■ WHAT NEEDS TO BE DONE
Pull every line containing the word "standalone" from the records.

■ RECORDS SUPPLIED
<<<<
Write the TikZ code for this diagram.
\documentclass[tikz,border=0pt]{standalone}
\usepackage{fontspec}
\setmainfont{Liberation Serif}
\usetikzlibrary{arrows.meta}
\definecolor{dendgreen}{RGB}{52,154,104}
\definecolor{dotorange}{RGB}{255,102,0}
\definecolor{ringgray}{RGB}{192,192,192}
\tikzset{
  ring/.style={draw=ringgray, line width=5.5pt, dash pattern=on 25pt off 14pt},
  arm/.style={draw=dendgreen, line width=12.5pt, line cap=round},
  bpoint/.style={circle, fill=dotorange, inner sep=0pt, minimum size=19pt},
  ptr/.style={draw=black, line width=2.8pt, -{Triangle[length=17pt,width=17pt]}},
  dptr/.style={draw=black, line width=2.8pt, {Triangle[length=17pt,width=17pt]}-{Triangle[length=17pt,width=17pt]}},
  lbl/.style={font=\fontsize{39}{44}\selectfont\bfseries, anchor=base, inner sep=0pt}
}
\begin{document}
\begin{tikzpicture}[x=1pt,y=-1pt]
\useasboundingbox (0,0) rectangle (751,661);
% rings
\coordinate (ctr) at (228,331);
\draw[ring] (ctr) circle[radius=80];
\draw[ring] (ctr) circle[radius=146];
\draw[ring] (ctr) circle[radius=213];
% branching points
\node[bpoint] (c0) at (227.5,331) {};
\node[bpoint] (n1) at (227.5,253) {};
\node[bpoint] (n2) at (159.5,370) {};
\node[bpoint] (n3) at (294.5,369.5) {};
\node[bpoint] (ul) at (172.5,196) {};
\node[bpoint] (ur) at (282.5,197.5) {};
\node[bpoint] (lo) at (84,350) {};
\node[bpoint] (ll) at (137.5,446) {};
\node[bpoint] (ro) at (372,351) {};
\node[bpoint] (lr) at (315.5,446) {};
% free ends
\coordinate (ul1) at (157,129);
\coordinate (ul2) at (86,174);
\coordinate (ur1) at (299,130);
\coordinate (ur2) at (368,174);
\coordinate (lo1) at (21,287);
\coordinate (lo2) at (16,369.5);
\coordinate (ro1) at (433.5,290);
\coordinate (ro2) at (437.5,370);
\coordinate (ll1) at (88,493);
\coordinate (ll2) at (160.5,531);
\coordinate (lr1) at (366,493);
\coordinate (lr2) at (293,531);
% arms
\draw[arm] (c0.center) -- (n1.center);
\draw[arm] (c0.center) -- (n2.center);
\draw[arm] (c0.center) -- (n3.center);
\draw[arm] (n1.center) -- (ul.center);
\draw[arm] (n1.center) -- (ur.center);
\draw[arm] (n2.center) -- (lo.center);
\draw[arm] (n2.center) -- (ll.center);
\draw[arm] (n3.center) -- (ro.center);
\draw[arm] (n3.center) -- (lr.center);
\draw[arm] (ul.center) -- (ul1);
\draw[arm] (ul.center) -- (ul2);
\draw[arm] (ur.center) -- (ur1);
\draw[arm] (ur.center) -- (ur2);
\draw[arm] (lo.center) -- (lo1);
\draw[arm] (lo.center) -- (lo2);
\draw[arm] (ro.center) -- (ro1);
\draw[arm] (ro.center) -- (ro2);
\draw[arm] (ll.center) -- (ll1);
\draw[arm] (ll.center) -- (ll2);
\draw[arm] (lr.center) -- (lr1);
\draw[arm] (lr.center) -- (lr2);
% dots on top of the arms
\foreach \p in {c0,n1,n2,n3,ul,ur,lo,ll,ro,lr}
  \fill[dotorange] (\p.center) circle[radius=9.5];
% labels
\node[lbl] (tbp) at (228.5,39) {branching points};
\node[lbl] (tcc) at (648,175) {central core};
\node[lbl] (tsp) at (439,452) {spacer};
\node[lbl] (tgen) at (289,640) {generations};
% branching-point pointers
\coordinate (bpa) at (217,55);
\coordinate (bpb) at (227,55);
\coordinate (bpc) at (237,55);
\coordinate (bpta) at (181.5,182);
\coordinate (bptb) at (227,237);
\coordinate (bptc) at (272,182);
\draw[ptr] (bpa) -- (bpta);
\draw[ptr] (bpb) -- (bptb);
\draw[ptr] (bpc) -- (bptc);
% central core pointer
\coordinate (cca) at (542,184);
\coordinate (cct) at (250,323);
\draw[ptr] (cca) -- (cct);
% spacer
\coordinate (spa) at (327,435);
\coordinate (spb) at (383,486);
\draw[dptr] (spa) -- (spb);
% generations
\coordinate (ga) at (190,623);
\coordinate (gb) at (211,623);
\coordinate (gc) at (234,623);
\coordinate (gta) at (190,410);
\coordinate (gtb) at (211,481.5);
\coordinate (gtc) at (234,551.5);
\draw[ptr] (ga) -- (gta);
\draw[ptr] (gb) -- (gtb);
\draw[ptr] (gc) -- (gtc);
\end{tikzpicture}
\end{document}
>>>>
<<<<
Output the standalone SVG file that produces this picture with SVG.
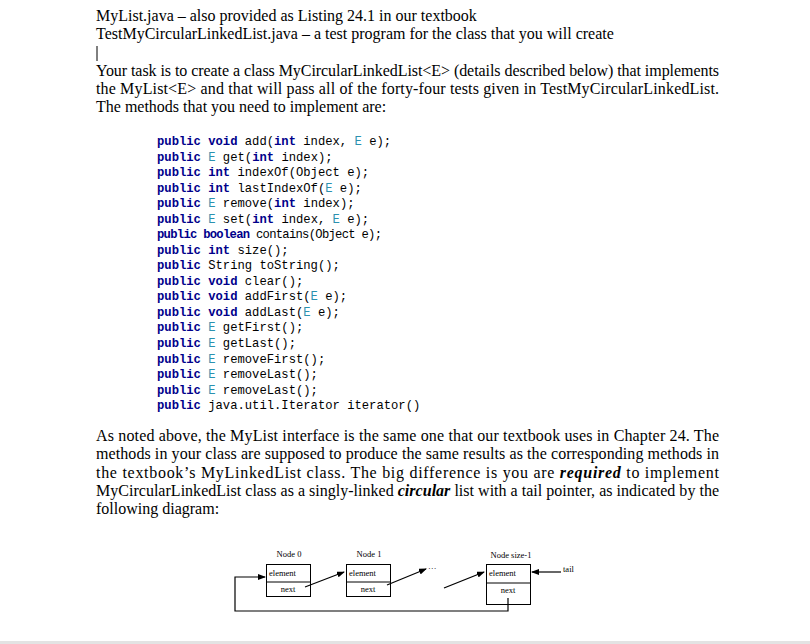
>>>>
■ IN RESPONSE
\documentclass[tikz,border=0pt]{standalone}
Output the standalone SVG file that produces this picture with SVG.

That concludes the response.